> [Dataset section]:
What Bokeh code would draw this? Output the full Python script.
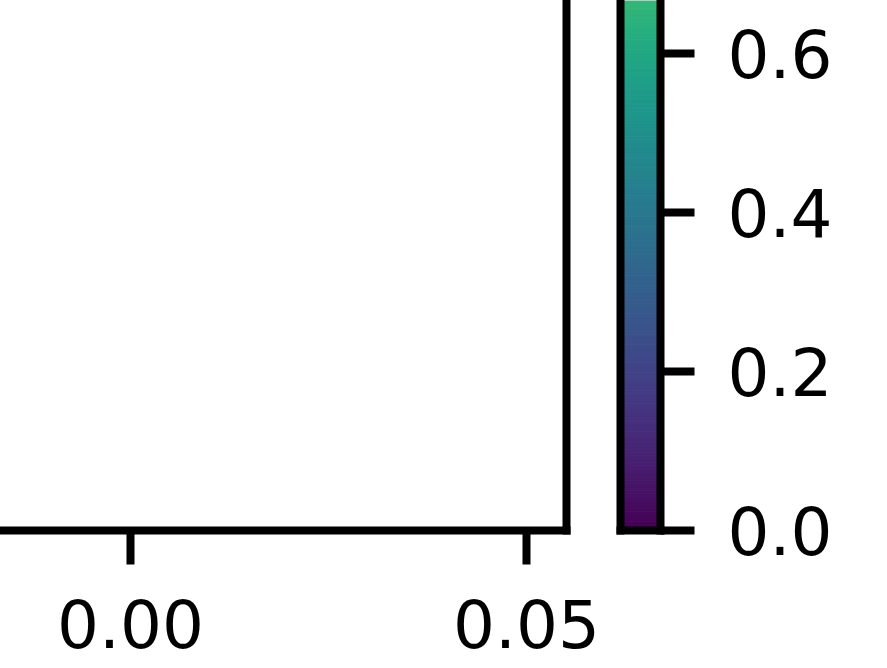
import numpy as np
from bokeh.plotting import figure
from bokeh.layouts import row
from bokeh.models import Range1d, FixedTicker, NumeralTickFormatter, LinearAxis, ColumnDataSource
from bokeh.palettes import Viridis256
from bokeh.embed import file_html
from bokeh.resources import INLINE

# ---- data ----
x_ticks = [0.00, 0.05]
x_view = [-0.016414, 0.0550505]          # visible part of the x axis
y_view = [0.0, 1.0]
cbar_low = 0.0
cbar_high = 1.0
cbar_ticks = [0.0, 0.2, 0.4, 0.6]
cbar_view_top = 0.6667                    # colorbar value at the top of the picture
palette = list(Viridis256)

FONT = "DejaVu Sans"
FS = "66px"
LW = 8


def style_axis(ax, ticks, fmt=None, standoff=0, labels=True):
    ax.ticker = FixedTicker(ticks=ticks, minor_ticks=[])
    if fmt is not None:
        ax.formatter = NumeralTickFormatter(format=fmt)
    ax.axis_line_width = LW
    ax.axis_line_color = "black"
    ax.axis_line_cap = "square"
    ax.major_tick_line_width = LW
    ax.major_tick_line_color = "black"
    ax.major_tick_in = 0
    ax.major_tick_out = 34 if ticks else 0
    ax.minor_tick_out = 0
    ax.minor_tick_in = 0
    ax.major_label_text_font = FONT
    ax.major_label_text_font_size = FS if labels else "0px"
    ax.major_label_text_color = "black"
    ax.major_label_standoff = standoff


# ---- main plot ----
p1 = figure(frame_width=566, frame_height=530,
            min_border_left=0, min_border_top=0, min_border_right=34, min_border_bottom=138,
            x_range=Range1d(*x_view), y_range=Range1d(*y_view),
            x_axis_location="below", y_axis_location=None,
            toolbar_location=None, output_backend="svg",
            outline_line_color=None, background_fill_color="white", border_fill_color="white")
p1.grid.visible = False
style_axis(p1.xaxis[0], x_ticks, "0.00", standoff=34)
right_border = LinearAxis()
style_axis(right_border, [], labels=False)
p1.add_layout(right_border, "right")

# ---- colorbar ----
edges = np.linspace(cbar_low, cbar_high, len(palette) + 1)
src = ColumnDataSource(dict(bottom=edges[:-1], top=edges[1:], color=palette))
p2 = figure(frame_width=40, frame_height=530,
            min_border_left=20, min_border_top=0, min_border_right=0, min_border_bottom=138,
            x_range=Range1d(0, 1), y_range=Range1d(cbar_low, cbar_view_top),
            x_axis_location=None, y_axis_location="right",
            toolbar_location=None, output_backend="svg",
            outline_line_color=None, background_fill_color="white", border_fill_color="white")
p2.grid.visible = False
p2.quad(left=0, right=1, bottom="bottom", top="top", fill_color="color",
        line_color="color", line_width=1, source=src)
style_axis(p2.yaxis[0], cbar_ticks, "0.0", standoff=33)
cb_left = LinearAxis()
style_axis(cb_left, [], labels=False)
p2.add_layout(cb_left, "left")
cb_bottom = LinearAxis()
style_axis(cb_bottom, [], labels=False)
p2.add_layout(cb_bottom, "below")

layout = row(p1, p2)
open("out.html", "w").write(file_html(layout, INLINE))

> [Prompt]: Return nothing but the lines running from the start of the data to the line with "from bokeh.resources import INLINE", please, both ends included and no pictures.

> [Complete response]:
What Bokeh code would draw this? Output the full Python script.
import numpy as np
from bokeh.plotting import figure
from bokeh.layouts import row
from bokeh.models import Range1d, FixedTicker, NumeralTickFormatter, LinearAxis, ColumnDataSource
from bokeh.palettes import Viridis256
from bokeh.embed import file_html
from bokeh.resources import INLINE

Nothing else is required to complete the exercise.